Key Risk Management points include:

  • Identify and manage risk within your business. Encourage your workforce to report threats to your company and maintain the details in one or more risk registers. Audit critical systems and identify compensating control requirements.
  • Evaluate risks in terms of probability and severity. An assessment will allow you to take a risk-based approach to determine the priorities and allocation of financial and human resources to improve your security posture.
  • Decide on the approach to treat identified risks. Reduce the overall risk by reducing the likelihood of an event, reducing the impact, removing the source, or sharing the risk with other parties. If mitigation costs are disproportionate to an event’s consequences, risk acceptance is a viable option for consideration.
  • Mitigate risks with tactical remediation and strategic solutions. Identifying risks and fixing current problems is only part of the solution; it is crucial to have robust systems, policies, and procedures to prevent history from repeating itself during ongoing business as usual activities. Fixing backwards and forwards is essential.

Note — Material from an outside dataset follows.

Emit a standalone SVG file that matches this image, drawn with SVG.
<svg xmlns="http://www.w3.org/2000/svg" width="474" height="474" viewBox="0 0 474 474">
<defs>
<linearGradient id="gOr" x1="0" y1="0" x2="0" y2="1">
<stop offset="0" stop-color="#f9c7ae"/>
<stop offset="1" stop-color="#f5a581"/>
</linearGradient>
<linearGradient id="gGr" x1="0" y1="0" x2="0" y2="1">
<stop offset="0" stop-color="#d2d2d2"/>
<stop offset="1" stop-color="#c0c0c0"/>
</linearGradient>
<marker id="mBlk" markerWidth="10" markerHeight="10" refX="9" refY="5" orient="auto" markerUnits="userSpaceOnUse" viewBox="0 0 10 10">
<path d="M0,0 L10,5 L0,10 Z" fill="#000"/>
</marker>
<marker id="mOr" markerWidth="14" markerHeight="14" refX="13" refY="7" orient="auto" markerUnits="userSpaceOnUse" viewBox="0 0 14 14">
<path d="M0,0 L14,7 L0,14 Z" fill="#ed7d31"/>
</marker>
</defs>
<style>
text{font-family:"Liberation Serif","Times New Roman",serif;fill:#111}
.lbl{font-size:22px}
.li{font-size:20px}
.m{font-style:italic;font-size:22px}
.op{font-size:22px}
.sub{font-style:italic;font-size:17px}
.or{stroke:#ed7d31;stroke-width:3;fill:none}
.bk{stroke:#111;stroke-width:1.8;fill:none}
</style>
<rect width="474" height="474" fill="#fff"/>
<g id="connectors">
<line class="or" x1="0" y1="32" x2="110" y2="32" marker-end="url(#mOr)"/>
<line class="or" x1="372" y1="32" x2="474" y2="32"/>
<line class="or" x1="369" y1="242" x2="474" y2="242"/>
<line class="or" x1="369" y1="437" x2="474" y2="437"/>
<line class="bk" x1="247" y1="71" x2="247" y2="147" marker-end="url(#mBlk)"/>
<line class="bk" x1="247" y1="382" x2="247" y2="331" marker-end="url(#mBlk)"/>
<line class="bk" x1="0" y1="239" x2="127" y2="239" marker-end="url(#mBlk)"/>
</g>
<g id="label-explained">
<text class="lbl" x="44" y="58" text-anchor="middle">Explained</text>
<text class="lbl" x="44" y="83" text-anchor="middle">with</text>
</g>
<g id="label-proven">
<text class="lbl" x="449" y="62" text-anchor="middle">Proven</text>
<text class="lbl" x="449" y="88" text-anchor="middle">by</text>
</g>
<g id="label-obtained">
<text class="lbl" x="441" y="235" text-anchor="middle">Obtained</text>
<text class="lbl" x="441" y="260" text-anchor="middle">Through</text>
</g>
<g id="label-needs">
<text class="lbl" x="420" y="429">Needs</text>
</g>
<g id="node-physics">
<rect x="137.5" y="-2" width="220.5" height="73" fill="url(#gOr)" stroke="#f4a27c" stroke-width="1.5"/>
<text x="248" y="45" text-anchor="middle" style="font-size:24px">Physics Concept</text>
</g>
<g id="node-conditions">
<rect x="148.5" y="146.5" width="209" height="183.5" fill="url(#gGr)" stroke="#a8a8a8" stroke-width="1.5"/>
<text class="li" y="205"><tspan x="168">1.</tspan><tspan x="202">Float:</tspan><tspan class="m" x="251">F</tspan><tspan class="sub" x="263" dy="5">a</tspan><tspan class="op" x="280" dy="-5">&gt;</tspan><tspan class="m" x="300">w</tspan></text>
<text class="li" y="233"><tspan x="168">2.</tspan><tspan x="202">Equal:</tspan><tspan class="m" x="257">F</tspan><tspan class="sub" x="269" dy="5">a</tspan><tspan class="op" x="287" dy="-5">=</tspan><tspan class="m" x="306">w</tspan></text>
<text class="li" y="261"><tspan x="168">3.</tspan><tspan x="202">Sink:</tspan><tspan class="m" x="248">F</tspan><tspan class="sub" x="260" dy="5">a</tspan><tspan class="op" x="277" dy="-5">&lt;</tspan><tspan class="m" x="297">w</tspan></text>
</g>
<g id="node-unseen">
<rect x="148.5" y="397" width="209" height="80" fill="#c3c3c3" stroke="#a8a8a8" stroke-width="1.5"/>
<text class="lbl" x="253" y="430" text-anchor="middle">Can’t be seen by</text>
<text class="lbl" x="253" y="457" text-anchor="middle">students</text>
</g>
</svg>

  • Implement governance throughout the business. Establish risk committees in multiple areas of the organisation to discuss the most critical threats, the action plans, stakeholder management, and a robust framework for reporting risks to the directors and board members.

Hardware Asset Management

Essential Hardware Asset Management (HAM) points include:

  • Maintain an accurate inventory of hardware. Having a definitive list of hardware assets belonging to your business will allow you to identify rogue devices connected to the network quickly.

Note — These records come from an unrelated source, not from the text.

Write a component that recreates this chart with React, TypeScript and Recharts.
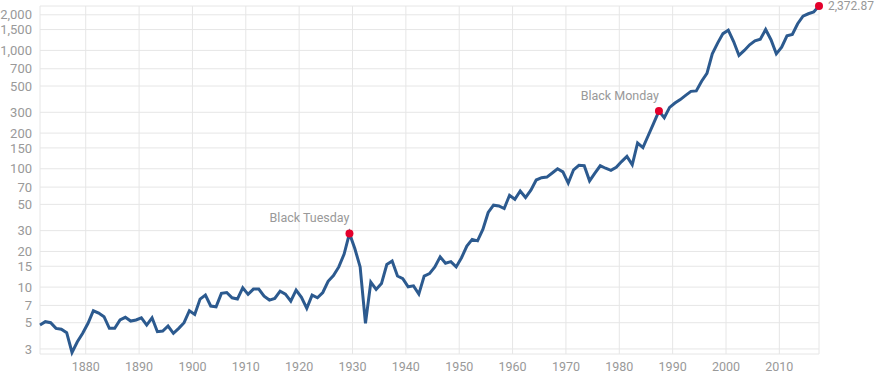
import { CartesianGrid, Line, LineChart, XAxis, YAxis } from 'recharts';

// yearly index level (1871 .. 2017), log scale
const startYear = 1871;
const levels = [
  4.78, 5.1, 5.0, 4.48, 4.4, 4.12, 2.8, 3.45, 4.07, // 1871-1879
  4.94, 6.31, 6.03, 5.62, 4.48, 4.48, 5.27, 5.55, 5.16, 5.27, // 1880s
  5.5, 4.78, 5.5, 4.2, 4.25, 4.69, 4.07, 4.48, 5.0, 6.31, // 1890s
  5.88, 7.92, 8.56, 6.92, 6.82, 8.85, 9.0, 8.12, 7.92, 9.87, // 1900s
  8.68, 9.62, 9.62, 8.39, 7.77, 8.03, 9.25, 8.73, 7.62, 9.43, // 1910s
  8.2, 6.61, 8.56, 8.12, 9.0, 11.2, 12.5, 14.8, 19.0, 28.4, // 1920s
  21.2, 14.8, 4.94, 11.0, 9.56, 10.7, 15.5, 16.6, 12.4, 11.8, // 1930s
  10.06, 10.25, 8.73, 12.4, 13.0, 14.8, 18.0, 15.9, 16.4, 14.8, // 1940s
  17.7, 22.2, 25.3, 24.6, 30.7, 42.7, 49.2, 48.5, 46.1, 59.7, // 1950s
  55.2, 64.9, 57.1, 66, 80.3, 84, 85, 92, 100, 94, // 1960s
  75.6, 98, 107, 106, 79, 92, 106, 101, 97, 103, // 1970s
  115, 127, 108, 165, 151, 191, 242, 307, 270, 330, // 1980s
  359, 384, 417, 451, 455, 549, 640, 935, 1153, 1386, // 1990s
  1484, 1188, 907, 1000, 1116, 1206, 1245, 1502, 1231, 935, // 2000s
  1066, 1328, 1365, 1680, 1948, 2040, 2110, 2372.87, // 2010s
];

// points are sampled part-way through each year
const sampleOffset = 0.43;

const noteYears = [1929, 1987];
const noteLabels = ['Black Tuesday', 'Black Monday'];

const xTicks = [1880, 1890, 1900, 1910, 1920, 1930, 1940, 1950, 1960, 1970, 1980, 1990, 2000, 2010];
const yTicks = [3, 5, 7, 10, 15, 20, 30, 50, 70, 100, 150, 200, 300, 500, 700, 1000, 1500, 2000];

const lastIndex = levels.length - 1;

const data = levels.map((v, i) => {
  const year = startYear + i;
  const n = noteYears.indexOf(year);
  return {
    x: year + sampleOffset,
    value: v,
    note: n >= 0 ? noteLabels[n] : i === lastIndex ? 'last' : null,
  };
});

const fmt = (v: number) => v.toLocaleString('en-US');
const fmtLast = (v: number) =>
  v.toLocaleString('en-US', { minimumFractionDigits: 2, maximumFractionDigits: 2 });

const textColor = '#999';
const red = '#e4002b';

const NoteDot = (props: any) => {
  const { cx, cy, payload, index } = props;
  if (!payload.note) return <g key={`d-${index}`} />;
  if (payload.note === 'last') {
    return (
      <g key={`d-${index}`}>
        <circle cx={cx} cy={cy} r={4} fill={red} />
        <text x={cx + 9} y={cy} dominantBaseline='central' fontSize={12} fill={textColor}>
          {fmtLast(payload.value)}
        </text>
      </g>
    );
  }
  return (
    <g key={`d-${index}`}>
      <circle cx={cx} cy={cy} r={4} fill={red} />
      <text x={cx} y={cy - 16} textAnchor='end' dominantBaseline='central' fontSize={12.5} fill={textColor}>
        {payload.note}
      </text>
    </g>
  );
};

export default function App() {
  return (
    <div style={{ position: 'absolute', left: 0, top: 0, fontFamily: 'Roboto, sans-serif' }}>
      <LineChart width={875} height={373} data={data} margin={{ top: 6, right: 56, bottom: 0, left: 0 }}>
        <CartesianGrid stroke='#e6e6e6' strokeWidth={1} />
        <XAxis
          type='number'
          dataKey='x'
          domain={['dataMin', 'dataMax']}
          ticks={xTicks}
          interval={0}
          axisLine={false}
          tickLine={false}
          tickMargin={2}
          height={19}
          tick={{ fill: textColor, fontSize: 12.5 }}
        />
        <YAxis
          scale='log'
          domain={[2.72, 2372.87]}
          ticks={yTicks}
          interval={0}
          tickFormatter={fmt}
          axisLine={false}
          tickLine={false}
          width={40}
          tick={{ fill: textColor, fontSize: 13 }}
        />
        <Line
          type='linear'
          dataKey='value'
          stroke='#2c5a8f'
          strokeWidth={3}
          dot={NoteDot}
          activeDot={false}
          isAnimationActive={false}
        />
      </LineChart>
    </div>
  );
}
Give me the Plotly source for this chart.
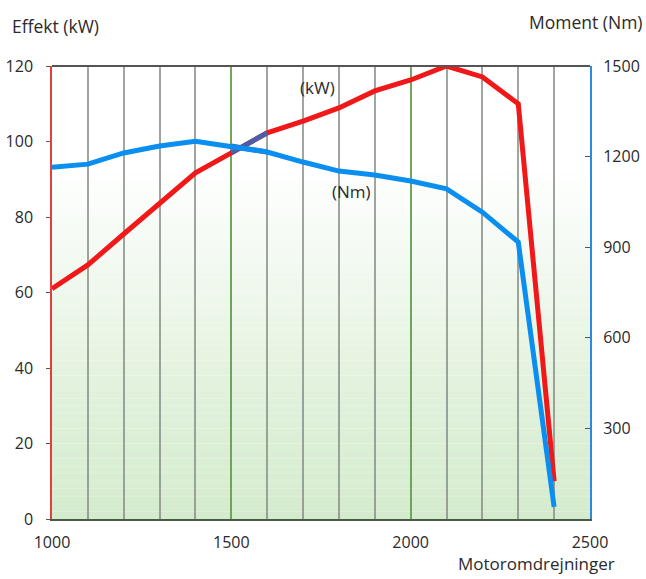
import plotly.graph_objects as go

rpm = [1000, 1100, 1200, 1300, 1400, 1500, 1600, 1700, 1800, 1900, 2000, 2100, 2200, 2300, 2400]
effekt_kw = [61, 67.3, 75.5, 83.7, 91.7, 97, 102.3, 105.4, 108.9, 113.4, 116.3, 120, 117.1, 110, 10]
moment_nm = [1165, 1175, 1212, 1235, 1251, 1235, 1215, 1182, 1152, 1139, 1119, 1093, 1016, 917, 40]

x_range = [1000, 2500]
kw_range = [0, 120]
nm_range = [0, 1500]

FONT = "Open Sans, Noto Sans, sans-serif"

# gradient stops (fraction of height from bottom -> rgb)
grad_stops = [(0.0, (212, 235, 205)), (0.3, (226, 242, 221)), (0.55, (242, 249, 240)),
              (0.78, (255, 255, 255)), (1.0, (255, 255, 255))]


def grad_color(t):
    for (t0, c0), (t1, c1) in zip(grad_stops[:-1], grad_stops[1:]):
        if t0 <= t <= t1:
            f = (t - t0) / (t1 - t0) if t1 > t0 else 0
            return "rgb(%d,%d,%d)" % tuple(round(a + (b - a) * f) for a, b in zip(c0, c1))
    return "rgb(255,255,255)"


fig = go.Figure()

fig.add_trace(go.Scatter(x=rpm, y=effekt_kw, mode="lines",
                         line=dict(color="#f01818", width=5), showlegend=False))
fig.add_trace(go.Scatter(x=rpm, y=moment_nm, mode="lines", yaxis="y2",
                         line=dict(color="#0a8ef0", width=5), showlegend=False))
# overlapping dark segment
fig.add_trace(go.Scatter(x=rpm[5:7], y=effekt_kw[5:7], mode="lines",
                         line=dict(color="#4a5fa8", width=5), showlegend=False))
fig.add_trace(go.Scatter(x=rpm[5:7], y=[m / nm_range[1] * kw_range[1] for m in moment_nm[5:7]],
                         mode="lines", line=dict(color="#4a5fa8", width=5), showlegend=False))

fig.update_layout(
    template="none",
    width=646, height=579,
    margin=dict(l=52, r=56, t=66, b=60),
    paper_bgcolor="white", plot_bgcolor="white",
    font=dict(family=FONT, size=16, color="#2a2a2a"),
    xaxis=dict(range=x_range, tickvals=[1000, 1500, 2000, 2500], showgrid=True,
               gridcolor="rgba(105,165,85,0.9)", gridwidth=2,
               minor=dict(dtick=100, tick0=1000, showgrid=True,
                          gridcolor="rgba(135,142,135,0.8)", gridwidth=2, ticks=""),
               zeroline=False, showline=True, linecolor="#4a5a45", linewidth=2,
               ticks="", ticklabelstandoff=8, automargin=False),
    yaxis=dict(range=kw_range, tickvals=[0, 20, 40, 60, 80, 100, 120], showgrid=False,
               zeroline=False, showline=True, linecolor="#e04040", linewidth=1.5,
               ticks="outside", ticklen=4, tickcolor="#555", ticklabelstandoff=10,
               automargin=False),
    yaxis2=dict(range=nm_range, tickvals=[300, 600, 900, 1200, 1500], overlaying="y",
                side="right", showgrid=False, zeroline=False, showline=True,
                linecolor="#2a8ae0", linewidth=2, ticks="inside", ticklen=5,
                tickcolor="#555", ticklabelstandoff=8, automargin=False),
    annotations=[
        dict(text="Effekt (kW)", xref="paper", yref="paper", x=-0.078, y=1.088,
             xanchor="left", yanchor="middle", showarrow=False, font=dict(size=17.5)),
        dict(text="Moment (Nm)", xref="paper", yref="paper", x=1.102, y=1.097,
             xanchor="right", yanchor="middle", showarrow=False, font=dict(size=17.5)),
        dict(text="Motoromdrejninger", xref="paper", yref="paper", x=1.05, y=-0.098,
             xanchor="right", yanchor="middle", showarrow=False, font=dict(size=17)),
        dict(text="(kW)", x=1741, y=114.2, xref="x", yref="y", showarrow=False,
             xanchor="center", yanchor="middle", font=dict(size=17)),
        dict(text="(Nm)", x=1836, y=1083, xref="x", yref="y2", showarrow=False,
             xanchor="center", yanchor="middle", font=dict(size=17)),
    ],
)

# background gradient as stacked bands below the gridlines
n_bands = 60
for i in range(n_bands):
    y0 = i / n_bands
    y1 = (i + 1) / n_bands
    fig.add_shape(type="rect", xref="paper", yref="paper", x0=0, x1=1, y0=y0, y1=y1,
                  fillcolor=grad_color((y0 + y1) / 2), line=dict(width=0), layer="below")

fig.add_shape(type="line", xref="paper", yref="paper", x0=0, x1=1, y0=1, y1=1,
              line=dict(color="#555", width=2))

fig.write_html("out.html", config={"displayModeBar": False},
               post_script="document.body.style.margin='0';")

  • Identify new assets connected to the network. Capturing data about new assets helps maintain an accurate inventory and helps identify rogue devices.

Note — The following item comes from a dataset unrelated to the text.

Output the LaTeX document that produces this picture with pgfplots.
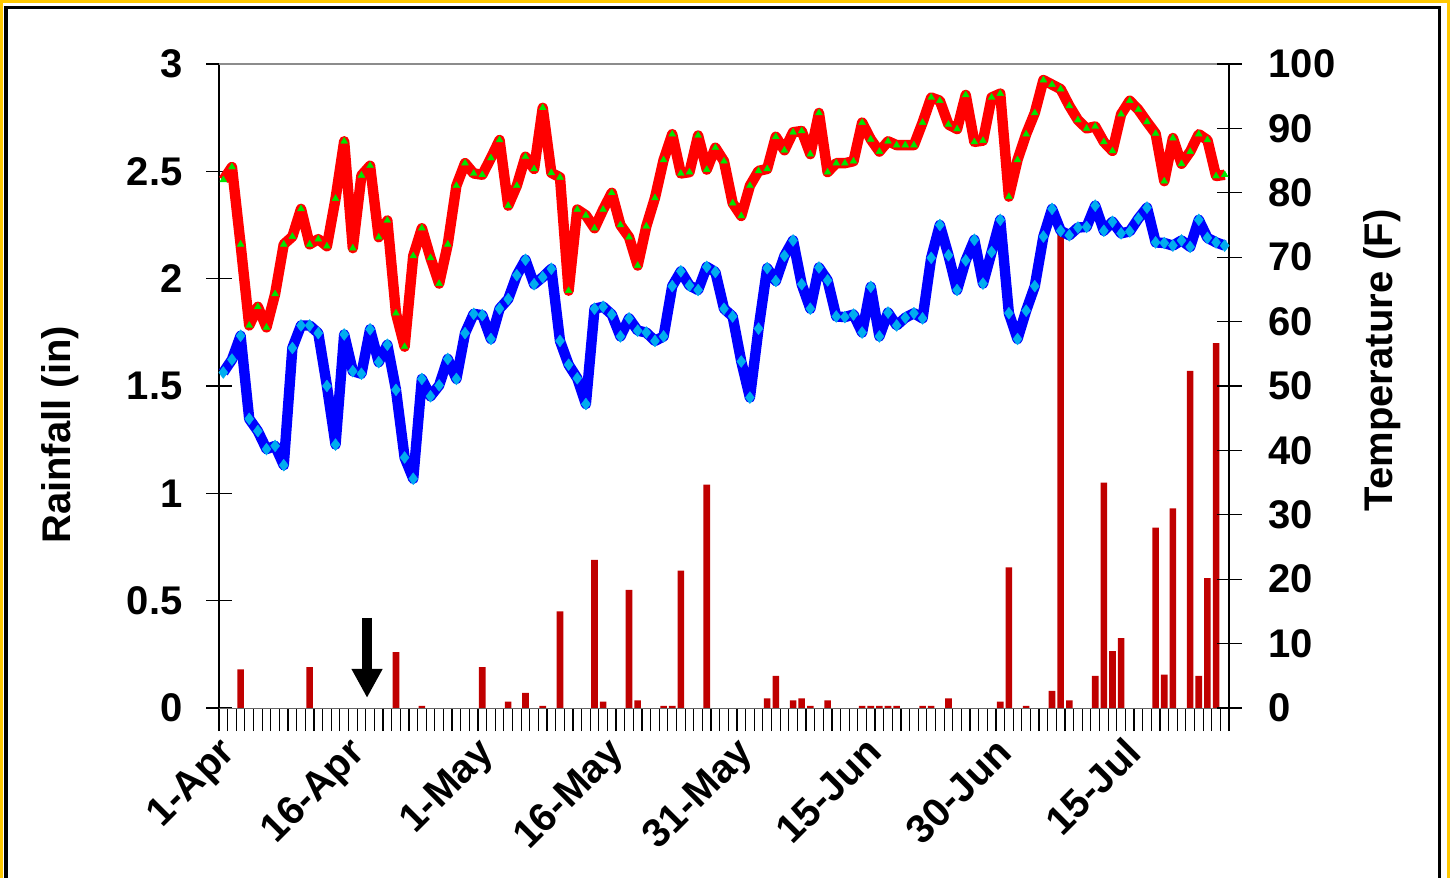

  • Maintain ownership and responsibility records for portable hardware assets, including tablets, laptops and mobile telephones.
  • Choose the right hardware asset management product to fit your environment. Ensure that the solution works within your technology ecosystem rather than falling into the trap of purchasing and installing a new platform and technologies.
  • Maintain accurate asset valuations for account purposes. An up to date asset register with purchasing information will allow you to generate a current valuation reporting factoring in asset disposal and depreciation. Quickly identify candidates for any hardware refresh projects.
  • Maintain an active support database. Accurate information about each hardware asset, including software installations, will support any troubleshooting activities.